Records for this exercise ->
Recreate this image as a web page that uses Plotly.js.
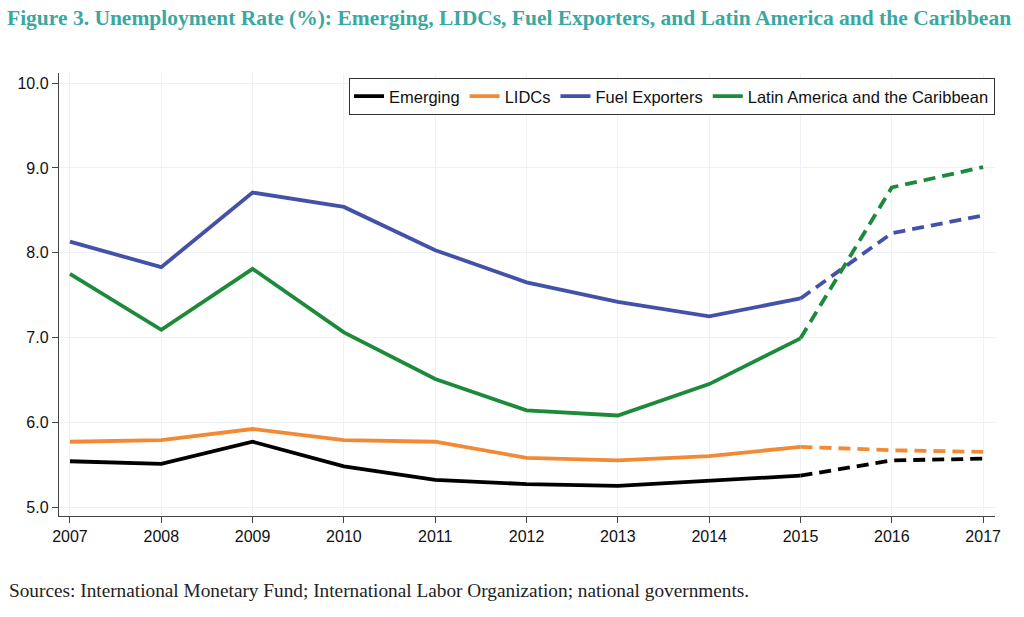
<!DOCTYPE html>
<html>
<head>
<meta charset="utf-8">
<script src="https://cdn.plot.ly/plotly-3.0.1.min.js"></script>
<style>html,body{margin:0;padding:0;background:#fff;}#chart{width:1024px;height:617px;}</style>
</head>
<body>
<div id="chart"></div>
<script>
const years = [2007, 2008, 2009, 2010, 2011, 2012, 2013, 2014, 2015, 2016, 2017];
const emerging = [5.54, 5.51, 5.77, 5.48, 5.32, 5.27, 5.25, 5.31, 5.37, 5.55, 5.57];
const lidcs = [5.77, 5.79, 5.92, 5.79, 5.77, 5.58, 5.55, 5.60, 5.71, 5.67, 5.65];
const fuelExporters = [8.13, 7.83, 8.71, 8.54, 8.03, 7.65, 7.42, 7.25, 7.46, 8.23, 8.44];
const latinAmerica = [7.75, 7.09, 7.81, 7.06, 6.51, 6.14, 6.08, 6.45, 6.99, 8.77, 9.01];
const seriesNames = ["Emerging", "LIDCs", "Fuel Exporters", "Latin America and the Caribbean"];
const colors = ["#000000", "#f28a35", "#4352a8", "#1d8a3a"];
const lastActualYear = 2015;
const yTicks = [5, 6, 7, 8, 9, 10];

const allSeries = [emerging, lidcs, fuelExporters, latinAmerica];
const cut = years.indexOf(lastActualYear);
const traces = [];
allSeries.forEach((vals, i) => {
  traces.push({
    x: years.slice(0, cut + 1), y: vals.slice(0, cut + 1),
    type: 'scatter', mode: 'lines', name: seriesNames[i],
    line: {color: colors[i], width: 3.8}, legendgroup: 'g' + i
  });
});
allSeries.forEach((vals, i) => {
  traces.push({
    x: years.slice(cut), y: vals.slice(cut),
    type: 'scatter', mode: 'lines', name: seriesNames[i], showlegend: false,
    line: {color: colors[i], width: 3.8, dash: '12px,7px'}, legendgroup: 'g' + i
  });
});

const tickFont = {family: 'Liberation Sans, Arial, sans-serif', size: 16, color: '#111'};
const layout = {
  width: 1024, height: 617,
  margin: {l: 59, r: 29, t: 73, b: 101},
  paper_bgcolor: '#fff', plot_bgcolor: '#fff',
  showlegend: true,
  title: {
    text: 'Figure 3. Unemployment Rate (%): Emerging, LIDCs, Fuel Exporters, and Latin America and the Caribbean',
    font: {family: 'Liberation Serif, serif', size: 21.5, color: '#3aa8a0', weight: 'bold'},
    x: 7/1024, xanchor: 'left', xref: 'container',
    y: 1 - 17/617, yanchor: 'middle', yref: 'container'
  },
  xaxis: {
    range: [2006.88, 2017.13],
    tickvals: years, ticktext: years.map(String),
    showline: true, linecolor: '#444', linewidth: 1.2,
    ticks: 'outside', ticklen: 6, tickcolor: '#444',
    showgrid: true, gridcolor: '#eef1f5', gridwidth: 1,
    zeroline: false,
    tickfont: tickFont
  },
  yaxis: {
    range: [4.894, 10.12],
    tickvals: yTicks, ticktext: yTicks.map(v => v.toFixed(1)),
    showline: true, linecolor: '#444', linewidth: 1.2,
    ticks: 'outside', ticklen: 6, tickcolor: '#444',
    showgrid: true, gridcolor: '#eef1f5', gridwidth: 1,
    zeroline: false,
    tickfont: tickFont
  },
  legend: {
    orientation: 'h', x: 1, xanchor: 'right', y: 0.989, yanchor: 'top',
    bordercolor: '#333', borderwidth: 1, bgcolor: '#fff',
    font: {family: 'Liberation Sans, Arial, sans-serif', size: 16.5, color: '#111'},
    itemwidth: 30
  },
  annotations: [{
    text: 'Sources: International Monetary Fund; International Labor Organization; national governments.',
    xref: 'paper', yref: 'paper', x: -52/936, y: -(590-516)/443,
    xanchor: 'left', yanchor: 'middle', showarrow: false,
    font: {family: 'Liberation Serif, serif', size: 19.3, color: '#222'}
  }]
};

Plotly.newPlot('chart', traces, layout, {displayModeBar: false, staticPlot: true});
</script>
</body>
</html>
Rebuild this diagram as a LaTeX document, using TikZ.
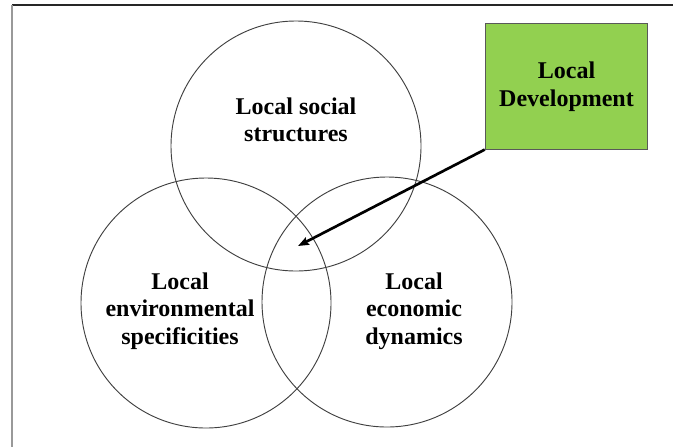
\documentclass[tikz,border=0pt]{standalone}
\usepackage{fontspec}
\setmainfont{Liberation Serif}
\usepackage{xcolor}
\usepackage{tikz}
\usetikzlibrary{arrows.meta,positioning,calc}
\definecolor{devgreen}{HTML}{92D050}
\definecolor{ringgray}{HTML}{404040}

\begin{document}
\begin{tikzpicture}[x=0.75pt,y=-0.75pt]
\tikzset{ring/.style={draw=ringgray,line width=0.7pt,circle,minimum size=187.5pt,inner sep=0pt}}
\tikzset{topic/.style={align=center,font=\fontsize{18}{20.5}\selectfont\bfseries}}
\tikzset{goalbox/.style={draw=black!65,fill=devgreen,line width=0.6pt,minimum width=122pt,minimum height=94pt,inner sep=0pt,align=center,font=\fontsize{18}{21}\selectfont\bfseries}}
\useasboundingbox (0,0) rectangle (673,447);
% frame
\draw[black!85,line width=0.9pt] (12,5) -- (673,5);
\draw[black!40,line width=1.2pt] (12,5) -- (12,447);
% the three rings
\node[ring] (social) at (296,146) {};
\node[ring] (environ) at (206,303) {};
\node[ring] (economy) at (387,302) {};
\node[topic] (socialtxt) at (296,120) {Local social\\structures};
\node[topic] (environtxt) at (180,311) {Local\\environmental\\specificities};
\node[topic] (economytxt) at (414,311) {Local\\economic\\dynamics};
% goal
\node[goalbox] (dev) at (566.5,86.5) {Local\\Development};
\coordinate (core) at (298,246);
\draw[line width=2pt,-{Stealth[length=8pt,width=6pt,inset=1pt]}] (dev.south west) -- (core);
\end{tikzpicture}
\end{document}
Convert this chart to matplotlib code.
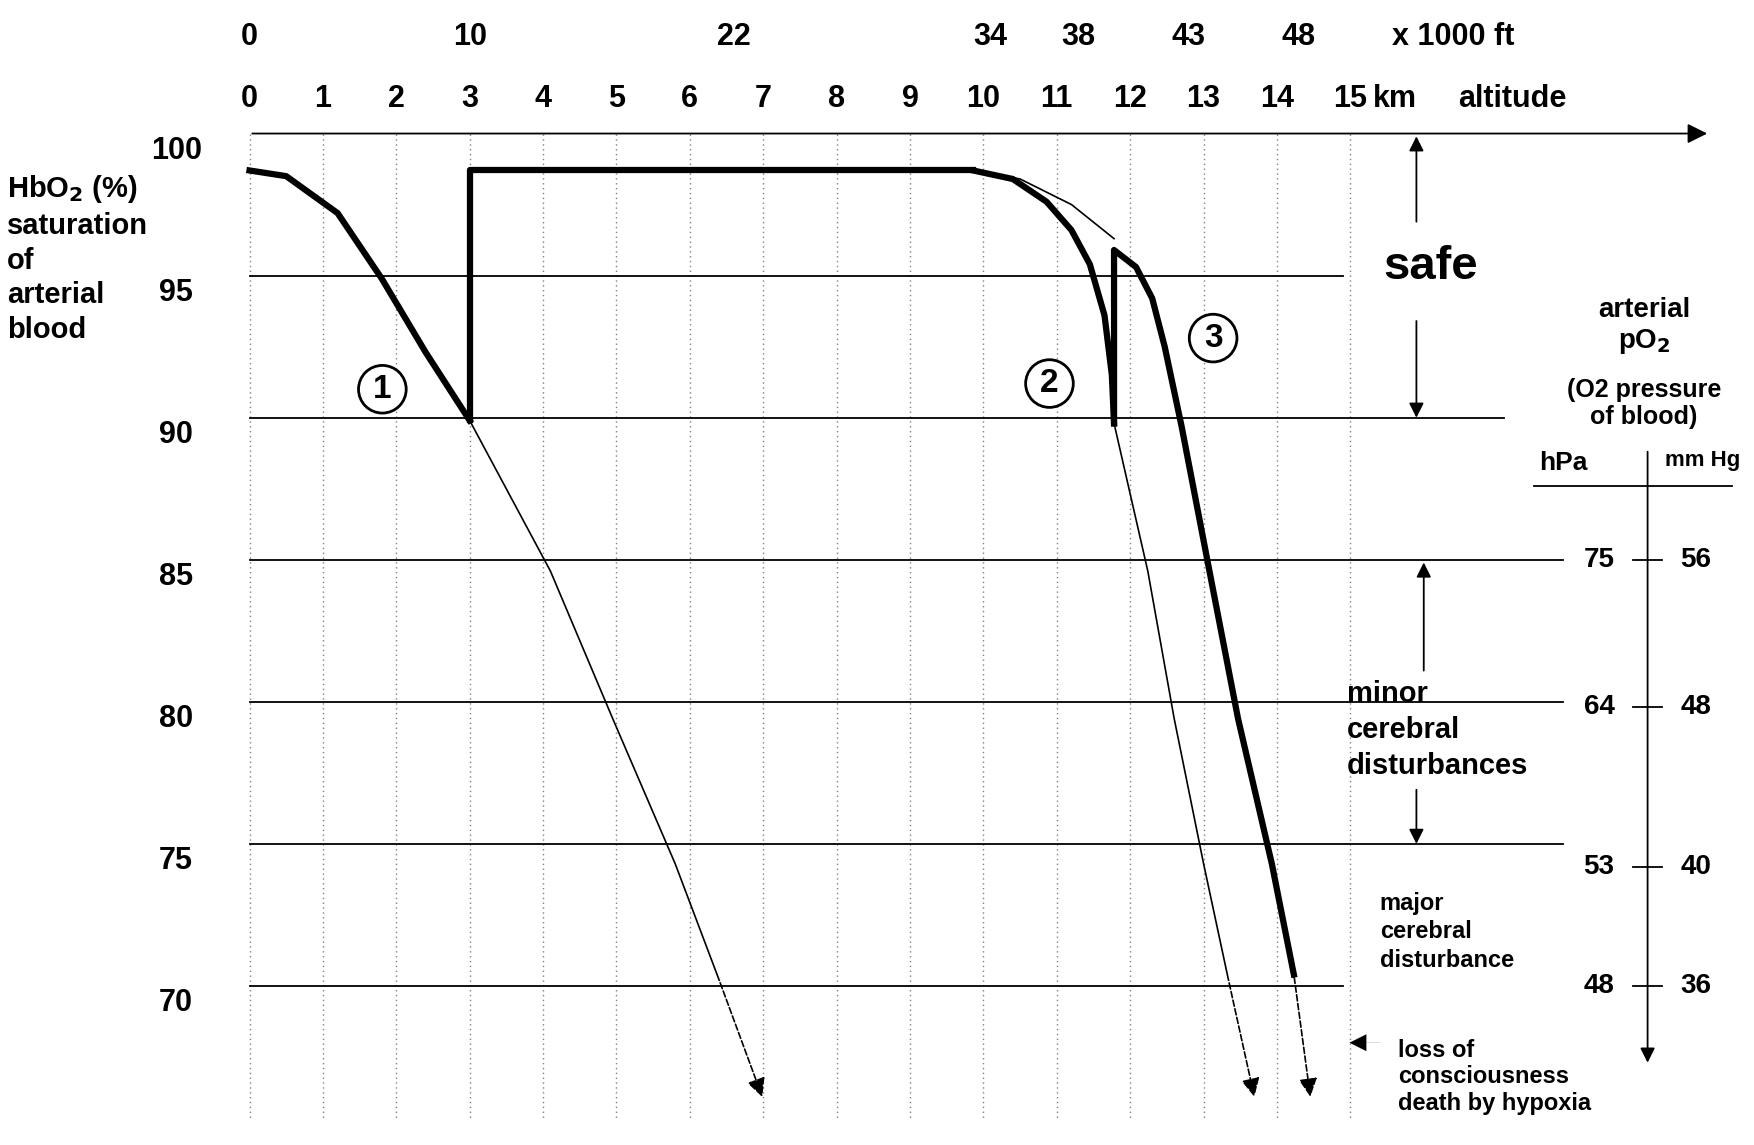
import matplotlib
matplotlib.use("Agg")
import matplotlib.pyplot as plt
import numpy as np

plt.rcParams['font.family'] = ['Liberation Sans', 'DejaVu Sans']
plt.rcParams['font.weight'] = 'bold'

km_ticks = list(range(16))
ft_pos = [0, 3, 6.6, 10.1, 11.3, 12.8, 14.3]
ft_labels = ["0", "10", "22", "34", "38", "43", "48"]
y_levels = [100, 95, 90, 85, 80, 75, 70]
hline_ends = [None, 14.9, 17.1, 17.9, 17.9, 17.9, 14.9]
hpa = ["75", "64", "53", "48"]
mmhg = ["56", "48", "40", "36"]
p_levels = [85, 79.8, 74.2, 70.0]

# curves (altitude km, saturation %)
c1_x = [0, 0.5, 1.2, 1.8, 2.4, 3.0]
c1_y = [98.7, 98.5, 97.2, 94.9, 92.3, 89.9]
plat_x = [3.0, 3.0, 9.86]
plat_y = [89.9, 98.7, 98.7]
c2_x = [9.86, 10.4, 10.86, 11.2, 11.45, 11.65, 11.75, 11.78]
c2_y = [98.7, 98.4, 97.6, 96.6, 95.4, 93.6, 91.5, 89.8]
c3_x = [11.78, 11.78, 12.08, 12.3, 12.47, 12.7, 13.08, 13.47, 13.93, 14.23]
c3_y = [89.8, 95.9, 95.3, 94.2, 92.5, 89.7, 84.6, 79.4, 74.3, 70.4]
t1_x = [3.0, 4.1, 4.95, 5.8, 6.4]
t1_y = [89.9, 84.6, 79.4, 74.3, 70.2]
t1d = ([6.4, 7.0], [70.2, 66.0])
t2_x = [9.86, 10.5, 11.2, 11.78]
t2_y = [98.7, 98.4, 97.5, 96.3]
t3_x = [11.78, 12.24, 12.6, 13.0, 13.34]
t3_y = [89.8, 84.6, 79.4, 74.3, 70.2]
t3d = ([13.34, 13.7], [70.2, 66.0])
c3d = ([14.23, 14.46], [70.4, 66.0])

fig = plt.figure(figsize=(17.54, 11.45), dpi=100)
ax = fig.add_axes([0, 0, 1, 1])
ax.set_xlim(-3.4, 20.5)
ax.set_ylim(64.4, 104.7)
ax.axis('off')

for k in km_ticks:
    ax.plot([k, k], [100, 65.3], color='gray', lw=1, ls=(0, (1, 2.5)))
    ax.text(k, 101.2, str(k), ha='center', va='center', fontsize=22)
ax.text(15.6, 101.2, "km", ha='center', va='center', fontsize=22)
ax.text(17.2, 101.2, "altitude", ha='center', va='center', fontsize=22)
for p, l in zip(ft_pos, ft_labels):
    ax.text(p, 103.4, l, ha='center', va='center', fontsize=22)
ax.text(16.4, 103.4, "x 1000 ft", ha='center', va='center', fontsize=22)

ax.annotate("", xy=(19.9, 100), xytext=(0, 100),
            arrowprops=dict(arrowstyle='-|>', color='black', lw=1.3, mutation_scale=30))
for y, e in zip(y_levels, hline_ends):
    ax.text(-1.0, y - 0.6, str(y), ha='center', va='center', fontsize=22)
    if e is not None:
        ax.plot([0, e], [y, y], color='black', lw=1.3)

ax.text(-3.3, 95.6, "HbO$_2$ (%)\nsaturation\nof\narterial\nblood", ha='left', va='center',
        fontsize=21, linespacing=1.3)

ax.plot(c1_x, c1_y, color='black', lw=4.5)
ax.plot(plat_x, plat_y, color='black', lw=4.5)
ax.plot(c2_x, c2_y, color='black', lw=4.5)
ax.plot(c3_x, c3_y, color='black', lw=4.5, solid_joinstyle='round')
for xs, ys in [(t1_x, t1_y), (t2_x, t2_y), (t3_x, t3_y)]:
    ax.plot(xs, ys, color='black', lw=1.2)
for xs, ys in [t1d, t3d, c3d]:
    ax.annotate("", xy=(xs[1], ys[1]), xytext=(xs[0], ys[0]),
                arrowprops=dict(arrowstyle='-|>', color='black', lw=1.2, ls='--', mutation_scale=28))

for x, y, s in [(1.81, 91.0, "1"), (10.9, 91.2, "2"), (13.13, 92.8, "3")]:
    ax.text(x, y, s, ha='center', va='center', fontsize=24,
            bbox=dict(boxstyle='circle,pad=0.25', fc='white', ec='black', lw=2))

ax.text(16.1, 95.3, "safe", ha='center', va='center', fontsize=34)
arr = dict(arrowstyle='-|>', color='black', lw=1.3, mutation_scale=22)
ax.annotate("", xy=(15.9, 100), xytext=(15.9, 96.8), arrowprops=arr)
ax.annotate("", xy=(15.9, 89.9), xytext=(15.9, 93.5), arrowprops=arr)

ax.text(19.0, 93.2, "arterial\npO$_2$", ha='center', va='center', fontsize=20, linespacing=1.2)
ax.text(19.0, 90.5, "(O2 pressure\nof blood)", ha='center', va='center', fontsize=18, linespacing=1.2)
ax.text(17.9, 88.4, "hPa", ha='center', va='center', fontsize=19)
ax.text(19.8, 88.5, "mm Hg", ha='center', va='center', fontsize=16)
ax.plot([17.5, 20.2], [87.6, 87.6], color='black', lw=1.3)
ax.annotate("", xy=(19.05, 67.2), xytext=(19.05, 88.9), arrowprops=arr)
for y, a, b in zip(p_levels, hpa, mmhg):
    ax.plot([18.85, 19.25], [y, y], color='black', lw=1.3)
    ax.text(18.6, y, a, ha='right', va='center', fontsize=20)
    ax.text(19.5, y, b, ha='left', va='center', fontsize=20)

ax.annotate("", xy=(16.0, 85.0), xytext=(16.0, 81.0), arrowprops=arr)
ax.text(14.95, 79.0, "minor\ncerebral\ndisturbances", ha='left', va='center', fontsize=21, linespacing=1.35)
ax.annotate("", xy=(15.9, 74.9), xytext=(15.9, 77.0), arrowprops=arr)
ax.text(15.4, 71.9, "major\ncerebral\ndisturbance", ha='left', va='center', fontsize=17, linespacing=1.3)
ax.annotate("", xy=(14.95, 68.0), xytext=(15.45, 68.0),
            arrowprops=dict(arrowstyle='-|>', color='black', lw=0.1, mutation_scale=30))
ax.text(15.65, 66.8, "loss of\nconsciousness\ndeath by hypoxia", ha='left', va='center', fontsize=17, linespacing=1.2)

fig.savefig("out.png", dpi=100, facecolor='white')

Objective ->
Go back to the entries above and restate word for word every line from the first through the one that contains "const yTicks = [5, 6, 7, 8, 9, 10];", leaving the pictures behind.

Final answer ->
Recreate this image as a web page that uses Plotly.js.
<!DOCTYPE html>
<html>
<head>
<meta charset="utf-8">
<script src="https://cdn.plot.ly/plotly-3.0.1.min.js"></script>
<style>html,body{margin:0;padding:0;background:#fff;}#chart{width:1024px;height:617px;}</style>
</head>
<body>
<div id="chart"></div>
<script>
const years = [2007, 2008, 2009, 2010, 2011, 2012, 2013, 2014, 2015, 2016, 2017];
const emerging = [5.54, 5.51, 5.77, 5.48, 5.32, 5.27, 5.25, 5.31, 5.37, 5.55, 5.57];
const lidcs = [5.77, 5.79, 5.92, 5.79, 5.77, 5.58, 5.55, 5.60, 5.71, 5.67, 5.65];
const fuelExporters = [8.13, 7.83, 8.71, 8.54, 8.03, 7.65, 7.42, 7.25, 7.46, 8.23, 8.44];
const latinAmerica = [7.75, 7.09, 7.81, 7.06, 6.51, 6.14, 6.08, 6.45, 6.99, 8.77, 9.01];
const seriesNames = ["Emerging", "LIDCs", "Fuel Exporters", "Latin America and the Caribbean"];
const colors = ["#000000", "#f28a35", "#4352a8", "#1d8a3a"];
const lastActualYear = 2015;
const yTicks = [5, 6, 7, 8, 9, 10];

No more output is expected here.